> **WHAT IS REQUIRED**: Below is a listing. Gather each line of it that contains "diagram".

> **Entries with chart source code**:
____
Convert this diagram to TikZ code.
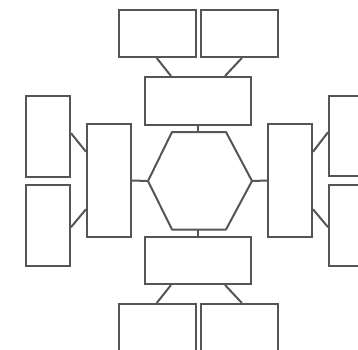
\documentclass[tikz,border=0pt]{standalone}
\usetikzlibrary{calc}
\definecolor{ln}{HTML}{555555}
\begin{document}
\begin{tikzpicture}[x=1pt,y=-1pt,
  box/.style={draw=ln,line width=2pt,fill=white,rectangle,inner sep=0pt},
  conn/.style={draw=ln,line width=2pt}]
\useasboundingbox (0,0) rectangle (358,349);
% top
\node[box,minimum width=77pt,minimum height=47pt] (T1) at (157.5,33.5) {};
\node[box,minimum width=77pt,minimum height=47pt] (T2) at (239.5,33.5) {};
\node[box,minimum width=106pt,minimum height=48pt] (TC) at (198,101) {};
% bottom
\node[box,minimum width=106pt,minimum height=47pt] (BC) at (198,260.5) {};
\node[box,minimum width=77pt,minimum height=47pt] (B1) at (157.5,327.5) {};
\node[box,minimum width=77pt,minimum height=47pt] (B2) at (239.5,327.5) {};
% left
\node[box,minimum width=44pt,minimum height=81pt] (L1) at (48,136.5) {};
\node[box,minimum width=44pt,minimum height=81pt] (L2) at (48,225.5) {};
\node[box,minimum width=44pt,minimum height=113pt] (LI) at (109,180.5) {};
% right
\node[box,minimum width=44pt,minimum height=80pt] (R1) at (351,135.5) {};
\node[box,minimum width=44pt,minimum height=81pt] (R2) at (351,225.5) {};
\node[box,minimum width=44pt,minimum height=113pt] (RI) at (290,180.5) {};
% hexagon
\coordinate (HL) at (148,181);
\coordinate (HTL) at (172,132);
\coordinate (HTR) at (226,132);
\coordinate (HR) at (252,181);
\coordinate (HBR) at (226,229.5);
\coordinate (HBL) at (172,229.5);
\draw[conn,line join=round] (HL) -- (HTL) -- (HTR) -- (HR) -- (HBR) -- (HBL) -- cycle;
\coordinate (HT) at (198,132);
\coordinate (HB) at (198,229.5);
% connectors
\draw[conn] ($(T1.south west)!0.49!(T1.south east)$) -- ($(TC.north west)!0.25!(TC.north east)$);
\draw[conn] ($(T2.south west)!0.53!(T2.south east)$) -- ($(TC.north west)!0.75!(TC.north east)$);
\draw[conn] ($(B1.north west)!0.49!(B1.north east)$) -- ($(BC.south west)!0.25!(BC.south east)$);
\draw[conn] ($(B2.north west)!0.53!(B2.north east)$) -- ($(BC.south west)!0.75!(BC.south east)$);
\draw[conn] (TC.south) -- (HT);
\draw[conn] (BC.north) -- (HB);
\draw[conn] (LI.east) -- (HL);
\draw[conn] (RI.west) -- (HR);
\draw[conn] ($(L1.north east)!0.46!(L1.south east)$) -- ($(LI.north west)!0.25!(LI.south west)$);
\draw[conn] ($(L2.north east)!0.52!(L2.south east)$) -- ($(LI.north west)!0.75!(LI.south west)$);
\draw[conn] ($(R1.north west)!0.46!(R1.south west)$) -- ($(RI.north east)!0.25!(RI.south east)$);
\draw[conn] ($(R2.north west)!0.52!(R2.south west)$) -- ($(RI.north east)!0.75!(RI.south east)$);
\end{tikzpicture}
\end{document}
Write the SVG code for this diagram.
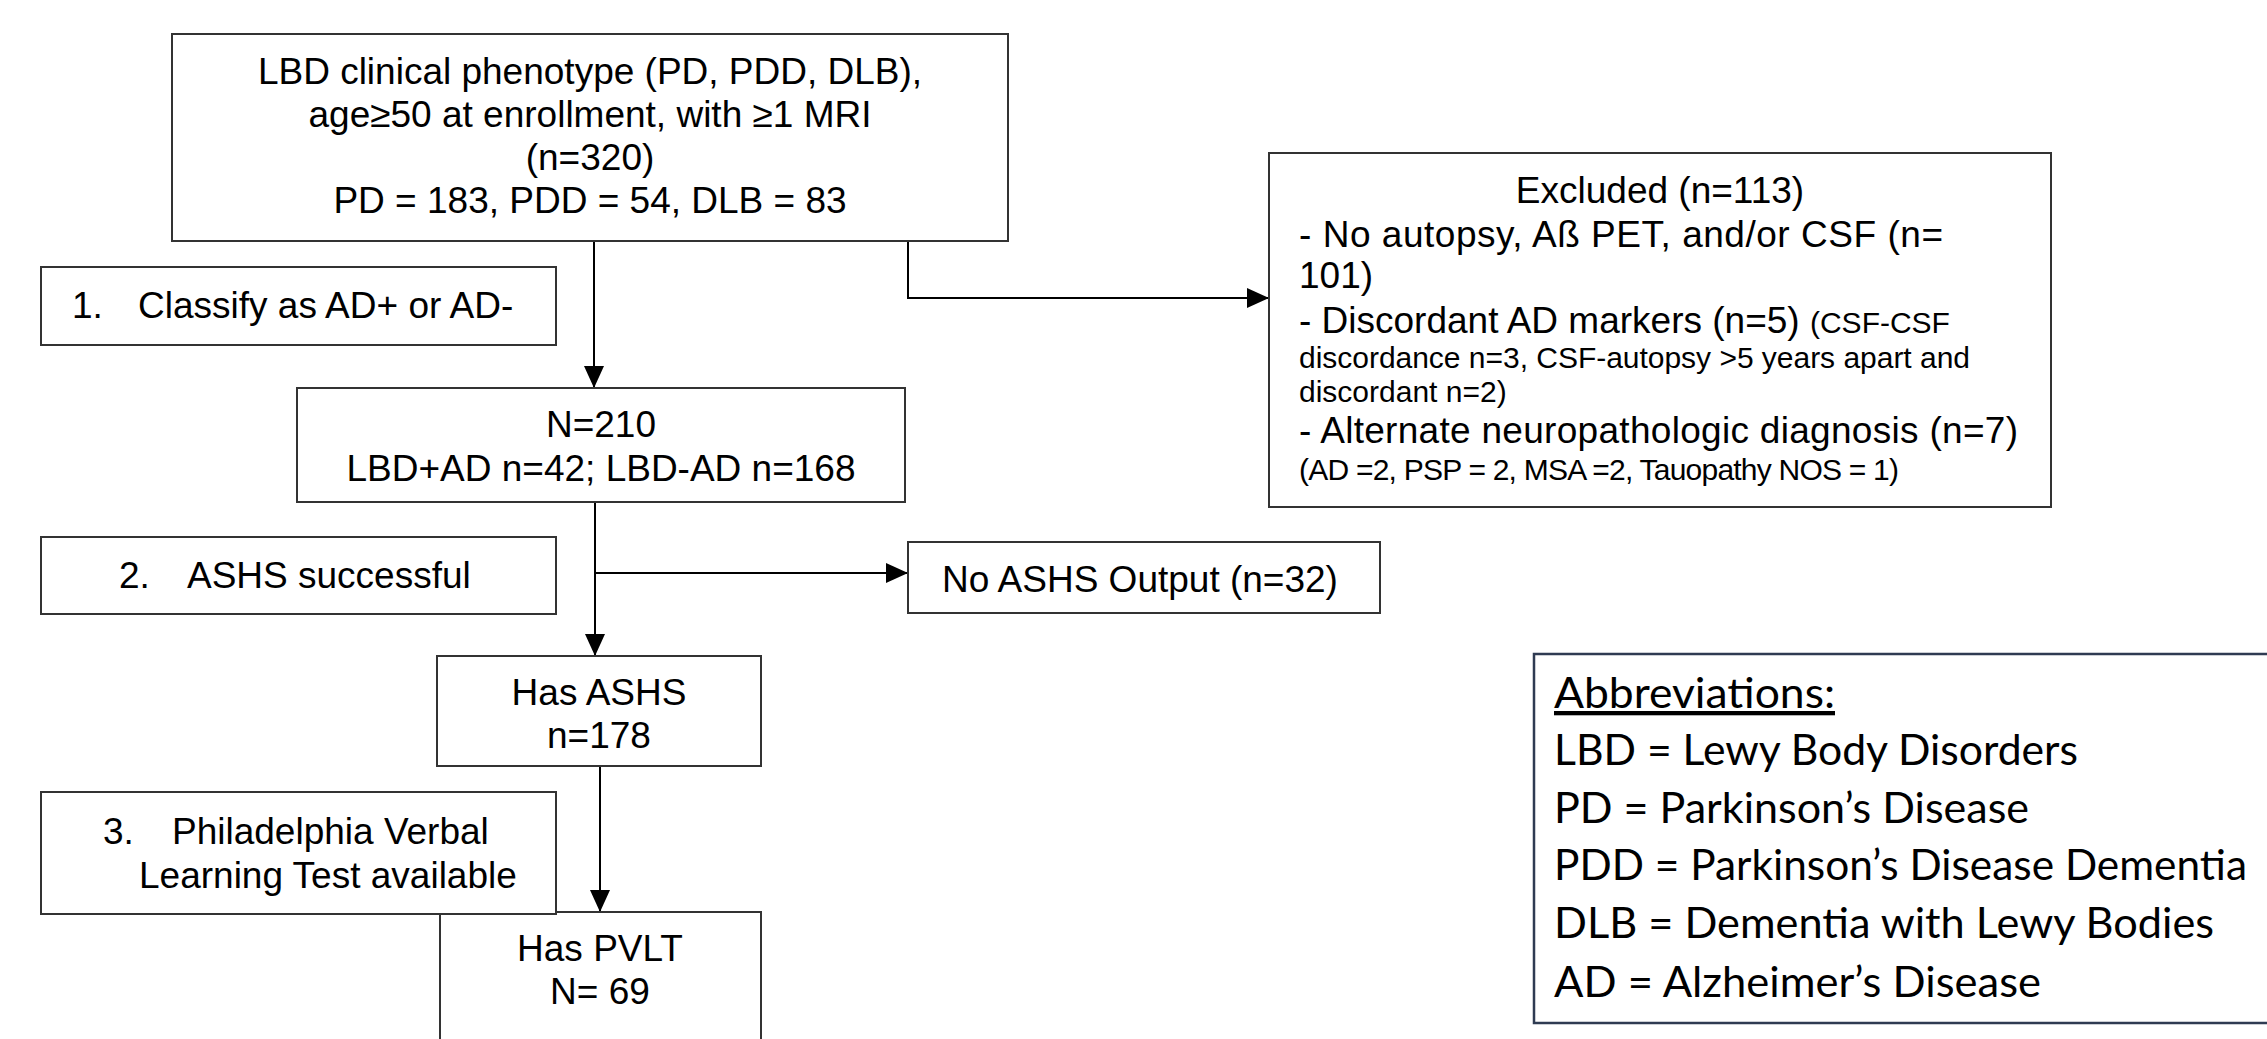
<svg xmlns="http://www.w3.org/2000/svg" width="2267" height="1039" viewBox="0 0 2267 1039">
<defs>
<marker id="ah" markerWidth="22" markerHeight="20" refX="22" refY="10" orient="auto" markerUnits="userSpaceOnUse"><path d="M0,0 L22,10 L0,20 Z" fill="#000"/></marker>
</defs>
<style>
.box{fill:#fff;stroke:#333;stroke-width:2}
.t{font-family:"Liberation Sans",Arial,sans-serif;font-size:37px;fill:#000}
.c{text-anchor:middle}
.s{font-size:30px}
.conn{fill:none;stroke:#000;stroke-width:2}
.abox{fill:#fff;stroke:#2f3b52;stroke-width:2.5}
.ab{font-family:Lato,"Open Sans",sans-serif;font-size:43px;fill:#000}
</style>
<rect width="2267" height="1039" fill="#fff"/>
<g id="connectors">
<path class="conn" d="M594,241 V388" marker-end="url(#ah)"/>
<path class="conn" d="M908,241 V298 H1269" marker-end="url(#ah)"/>
<path class="conn" d="M595,502 V656" marker-end="url(#ah)"/>
<path class="conn" d="M595,573 H908" marker-end="url(#ah)"/>
<path class="conn" d="M600,766 V912" marker-end="url(#ah)"/>
</g>
<g id="n-top">
<rect class="box" x="172" y="34" width="836" height="207"/>
<text class="t c" x="590" y="84">LBD clinical phenotype (PD, PDD, DLB),</text>
<text class="t c" x="590" y="127">age≥50 at enrollment, with ≥1 MRI</text>
<text class="t c" x="590" y="170">(n=320)</text>
<text class="t c" x="590" y="213">PD = 183, PDD = 54, DLB = 83</text>
</g>
<g id="n-step1">
<rect class="box" x="41" y="267" width="515" height="78"/>
<text class="t" x="72" y="318">1.</text>
<text class="t" x="138" y="318">Classify as AD+ or AD-</text>
</g>
<g id="n-210">
<rect class="box" x="297" y="388" width="608" height="114"/>
<text class="t c" x="601" y="437">N=210</text>
<text class="t c" x="601" y="481">LBD+AD n=42; LBD-AD n=168</text>
</g>
<g id="n-step2">
<rect class="box" x="41" y="537" width="515" height="77"/>
<text class="t" x="119" y="588">2.</text>
<text class="t" x="187" y="588">ASHS successful</text>
</g>
<g id="n-noashs">
<rect class="box" x="908" y="542" width="472" height="71"/>
<text class="t c" x="1140" y="592">No ASHS Output (n=32)</text>
</g>
<g id="n-hasashs">
<rect class="box" x="437" y="656" width="324" height="110"/>
<text class="t c" x="599" y="705">Has ASHS</text>
<text class="t c" x="599" y="748">n=178</text>
</g>
<g id="n-pvlt">
<rect class="box" x="440" y="912" width="321" height="150"/>
<text class="t c" x="600" y="961">Has PVLT</text>
<text class="t c" x="600" y="1004">N= 69</text>
</g>
<g id="n-step3">
<rect class="box" x="41" y="792" width="515" height="122"/>
<text class="t" x="103" y="844">3.</text>
<text class="t" x="172" y="844">Philadelphia Verbal</text>
<text class="t" x="139" y="888">Learning Test available</text>
</g>
<g id="n-excluded">
<rect class="box" x="1269" y="153" width="782" height="354"/>
<text class="t c" x="1660" y="203">Excluded (n=113)</text>
<text class="t" x="1299" y="247" textLength="644">- No autopsy, Aß PET, and/or CSF (n=</text>
<text class="t" x="1299" y="288">101)</text>
<text class="t" x="1299" y="333">- Discordant AD markers (n=5) <tspan class="s">(CSF-CSF</tspan></text>
<text class="t s" x="1299" y="368" textLength="671">discordance n=3, CSF-autopsy &gt;5 years apart and</text>
<text class="t s" x="1299" y="402">discordant n=2)</text>
<text class="t" x="1299" y="443" textLength="719">- Alternate neuropathologic diagnosis (n=7)</text>
<text class="t s" x="1299" y="480" textLength="600">(AD =2, PSP = 2, MSA =2, Tauopathy NOS = 1)</text>
</g>
<g id="n-abbrev">
<rect class="abox" x="1534" y="654" width="750" height="369"/>
<text class="ab" x="1554" y="708" textLength="281" lengthAdjust="spacingAndGlyphs" text-decoration="underline">Abbreviations:</text>
<text class="ab" x="1554" y="765" textLength="524" lengthAdjust="spacingAndGlyphs">LBD = Lewy Body Disorders</text>
<text class="ab" x="1554" y="823" textLength="475" lengthAdjust="spacingAndGlyphs">PD = Parkinson’s Disease</text>
<text class="ab" x="1554" y="880" textLength="693" lengthAdjust="spacingAndGlyphs">PDD = Parkinson’s Disease Dementia</text>
<text class="ab" x="1554" y="938" textLength="660" lengthAdjust="spacingAndGlyphs">DLB = Dementia with Lewy Bodies</text>
<text class="ab" x="1554" y="997" textLength="487" lengthAdjust="spacingAndGlyphs">AD = Alzheimer’s Disease</text>
</g>
</svg>
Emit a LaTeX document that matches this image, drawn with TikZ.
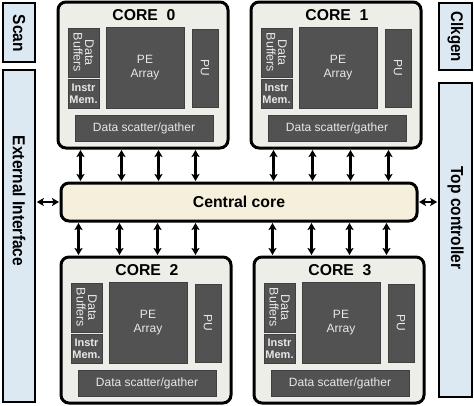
____
> **FINAL ANSWER**:
Convert this diagram to TikZ code.
Write the SVG code for this diagram.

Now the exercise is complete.